The required sample size depends on:
- Effect size: How large a difference you want to detect
- Desired power: Typically 80% or 90% (probability of detecting a true effect)
- Significance level: Usually 0.05 for 95% confidence
- Variability: Higher standard deviations require larger samples
As a rough guide for detecting medium effects (Cohen’s d ≈ 0.5):
| Power | Sample Size per Group |
|---|---|
| 80% | 64 |
| 90% | 86 |
| 95% | 110 |
For precise calculations, use a power analysis calculator from UBC Statistics.

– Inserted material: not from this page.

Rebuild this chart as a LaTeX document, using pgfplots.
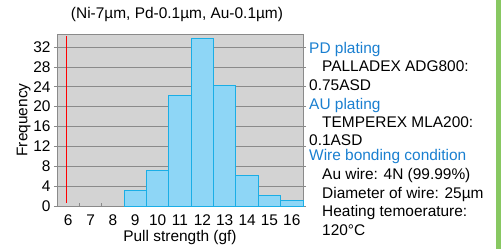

Can I use this with non-normal data?
The t-test is reasonably robust to non-normality, especially with larger samples (n > 30 per group). For smaller samples with non-normal data:
- Option 1: Use non-parametric tests like Mann-Whitney U
- Option 2: Transform your data (e.g., log transformation for right-skewed data)
- Option 3: Use bootstrapping methods to estimate the confidence interval
Always examine your data distribution with histograms or Q-Q plots before choosing a test. The NIST Engineering Statistics Handbook provides excellent guidance on assessing normality.
Why does the calculator use Welch’s t-test instead of Student’s t-test?
Welch’s t-test offers several advantages over Student’s t-test:
- Unequal variances: Works well even when s₁² ≠ s₂² (heteroscedasticity)
- Unequal sample sizes: Performs better when n₁ ≠ n₂
- More accurate: Uses a more precise degrees of freedom calculation
- Robustness: Maintains better Type I error control
Student’s t-test assumes equal variances (homoscedasticity) and uses n₁ + n₂ – 2 degrees of freedom. Welch’s test is generally preferred unless you have strong evidence that the population variances are equal.